Job: Below is a listing to write out in full, exactly as given, without its pictures.

Data for the task:

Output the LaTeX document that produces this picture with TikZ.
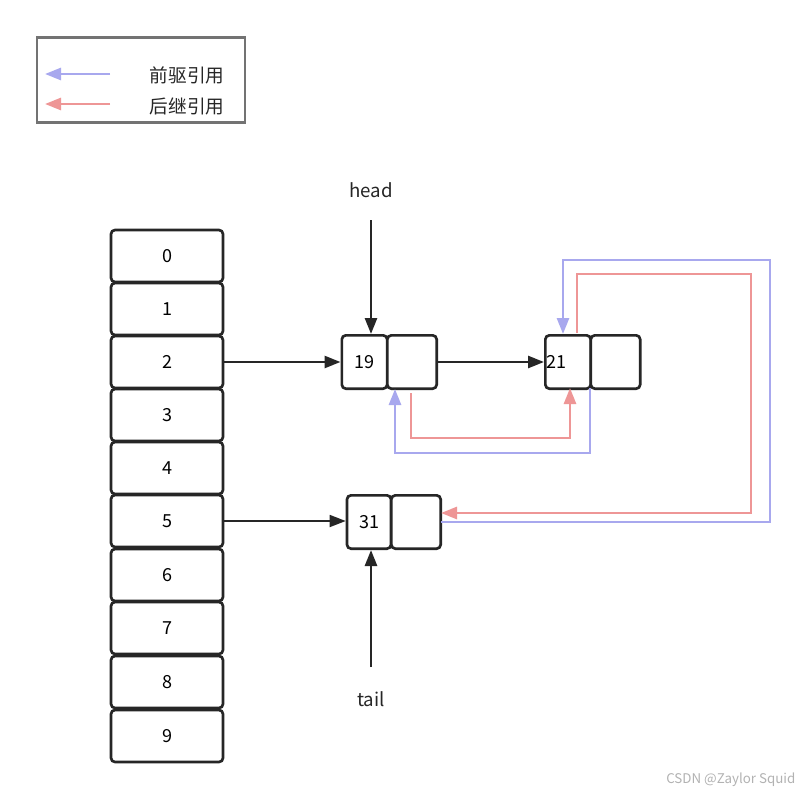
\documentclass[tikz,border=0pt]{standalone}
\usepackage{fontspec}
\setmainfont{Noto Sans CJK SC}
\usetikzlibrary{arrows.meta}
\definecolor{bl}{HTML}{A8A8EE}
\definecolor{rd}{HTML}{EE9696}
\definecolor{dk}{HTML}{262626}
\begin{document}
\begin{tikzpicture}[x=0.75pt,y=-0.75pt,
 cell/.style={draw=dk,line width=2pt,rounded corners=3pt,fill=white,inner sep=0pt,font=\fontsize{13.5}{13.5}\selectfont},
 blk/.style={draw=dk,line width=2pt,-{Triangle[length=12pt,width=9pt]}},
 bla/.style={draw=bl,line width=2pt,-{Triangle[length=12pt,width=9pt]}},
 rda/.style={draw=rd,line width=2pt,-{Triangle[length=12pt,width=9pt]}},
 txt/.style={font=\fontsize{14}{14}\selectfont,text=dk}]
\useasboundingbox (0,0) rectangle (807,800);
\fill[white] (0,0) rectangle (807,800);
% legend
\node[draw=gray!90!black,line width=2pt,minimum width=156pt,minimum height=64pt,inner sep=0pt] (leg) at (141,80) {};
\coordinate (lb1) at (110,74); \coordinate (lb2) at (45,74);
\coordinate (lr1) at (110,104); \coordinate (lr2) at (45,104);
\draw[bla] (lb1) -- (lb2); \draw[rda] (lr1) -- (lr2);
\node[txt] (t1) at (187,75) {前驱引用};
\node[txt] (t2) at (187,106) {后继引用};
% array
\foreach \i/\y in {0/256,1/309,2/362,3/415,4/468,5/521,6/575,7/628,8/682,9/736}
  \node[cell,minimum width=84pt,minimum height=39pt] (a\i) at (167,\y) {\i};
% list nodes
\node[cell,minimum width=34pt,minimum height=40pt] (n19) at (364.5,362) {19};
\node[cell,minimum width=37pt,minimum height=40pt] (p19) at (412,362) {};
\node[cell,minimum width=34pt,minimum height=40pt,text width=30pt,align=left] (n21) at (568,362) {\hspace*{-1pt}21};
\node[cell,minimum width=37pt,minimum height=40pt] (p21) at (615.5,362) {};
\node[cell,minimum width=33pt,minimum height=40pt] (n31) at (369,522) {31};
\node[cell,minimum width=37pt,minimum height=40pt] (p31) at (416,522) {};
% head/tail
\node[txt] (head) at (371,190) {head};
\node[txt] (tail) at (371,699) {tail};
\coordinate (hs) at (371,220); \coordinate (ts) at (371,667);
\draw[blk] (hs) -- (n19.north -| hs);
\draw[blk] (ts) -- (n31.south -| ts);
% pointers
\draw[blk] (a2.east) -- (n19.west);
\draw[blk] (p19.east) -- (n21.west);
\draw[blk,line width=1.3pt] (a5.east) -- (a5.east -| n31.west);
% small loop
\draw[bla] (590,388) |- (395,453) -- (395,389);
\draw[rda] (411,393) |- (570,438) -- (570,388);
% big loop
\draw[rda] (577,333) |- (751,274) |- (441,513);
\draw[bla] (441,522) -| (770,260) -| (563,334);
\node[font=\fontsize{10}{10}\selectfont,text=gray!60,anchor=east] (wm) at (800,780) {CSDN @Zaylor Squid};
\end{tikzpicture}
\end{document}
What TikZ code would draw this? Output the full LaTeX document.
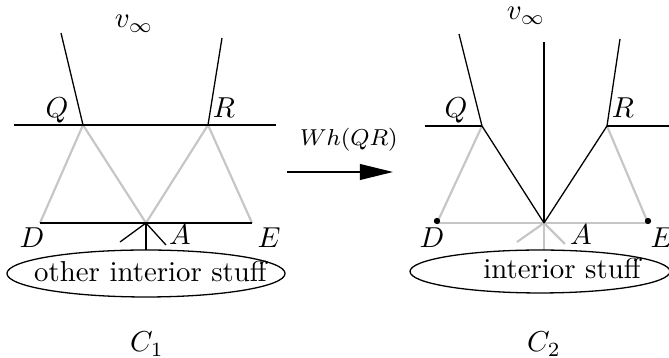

Complete response:
Output the LaTeX document that produces this picture with TikZ.
\documentclass[tikz,border=0pt]{standalone}
\usepackage{fontspec}
\setmainfont{Noto Sans CJK SC}
\usetikzlibrary{arrows.meta}
\definecolor{bl}{HTML}{A8A8EE}
\definecolor{rd}{HTML}{EE9696}
\definecolor{dk}{HTML}{262626}
\begin{document}
\begin{tikzpicture}[x=0.75pt,y=-0.75pt,
 cell/.style={draw=dk,line width=2pt,rounded corners=3pt,fill=white,inner sep=0pt,font=\fontsize{13.5}{13.5}\selectfont},
 blk/.style={draw=dk,line width=2pt,-{Triangle[length=12pt,width=9pt]}},
 bla/.style={draw=bl,line width=2pt,-{Triangle[length=12pt,width=9pt]}},
 rda/.style={draw=rd,line width=2pt,-{Triangle[length=12pt,width=9pt]}},
 txt/.style={font=\fontsize{14}{14}\selectfont,text=dk}]
\useasboundingbox (0,0) rectangle (807,800);
\fill[white] (0,0) rectangle (807,800);
% legend
\node[draw=gray!90!black,line width=2pt,minimum width=156pt,minimum height=64pt,inner sep=0pt] (leg) at (141,80) {};
\coordinate (lb1) at (110,74); \coordinate (lb2) at (45,74);
\coordinate (lr1) at (110,104); \coordinate (lr2) at (45,104);
\draw[bla] (lb1) -- (lb2); \draw[rda] (lr1) -- (lr2);
\node[txt] (t1) at (187,75) {前驱引用};
\node[txt] (t2) at (187,106) {后继引用};
% array
\foreach \i/\y in {0/256,1/309,2/362,3/415,4/468,5/521,6/575,7/628,8/682,9/736}
  \node[cell,minimum width=84pt,minimum height=39pt] (a\i) at (167,\y) {\i};
% list nodes
\node[cell,minimum width=34pt,minimum height=40pt] (n19) at (364.5,362) {19};
\node[cell,minimum width=37pt,minimum height=40pt] (p19) at (412,362) {};
\node[cell,minimum width=34pt,minimum height=40pt,text width=30pt,align=left] (n21) at (568,362) {\hspace*{-1pt}21};
\node[cell,minimum width=37pt,minimum height=40pt] (p21) at (615.5,362) {};
\node[cell,minimum width=33pt,minimum height=40pt] (n31) at (369,522) {31};
\node[cell,minimum width=37pt,minimum height=40pt] (p31) at (416,522) {};
% head/tail
\node[txt] (head) at (371,190) {head};
\node[txt] (tail) at (371,699) {tail};
\coordinate (hs) at (371,220); \coordinate (ts) at (371,667);
\draw[blk] (hs) -- (n19.north -| hs);
\draw[blk] (ts) -- (n31.south -| ts);
% pointers
\draw[blk] (a2.east) -- (n19.west);
\draw[blk] (p19.east) -- (n21.west);
\draw[blk,line width=1.3pt] (a5.east) -- (a5.east -| n31.west);
% small loop
\draw[bla] (590,388) |- (395,453) -- (395,389);
\draw[rda] (411,393) |- (570,438) -- (570,388);
% big loop
\draw[rda] (577,333) |- (751,274) |- (441,513);
\draw[bla] (441,522) -| (770,260) -| (563,334);
\node[font=\fontsize{10}{10}\selectfont,text=gray!60,anchor=east] (wm) at (800,780) {CSDN @Zaylor Squid};
\end{tikzpicture}
\end{document}
What TikZ code would draw this? Output the full LaTeX document.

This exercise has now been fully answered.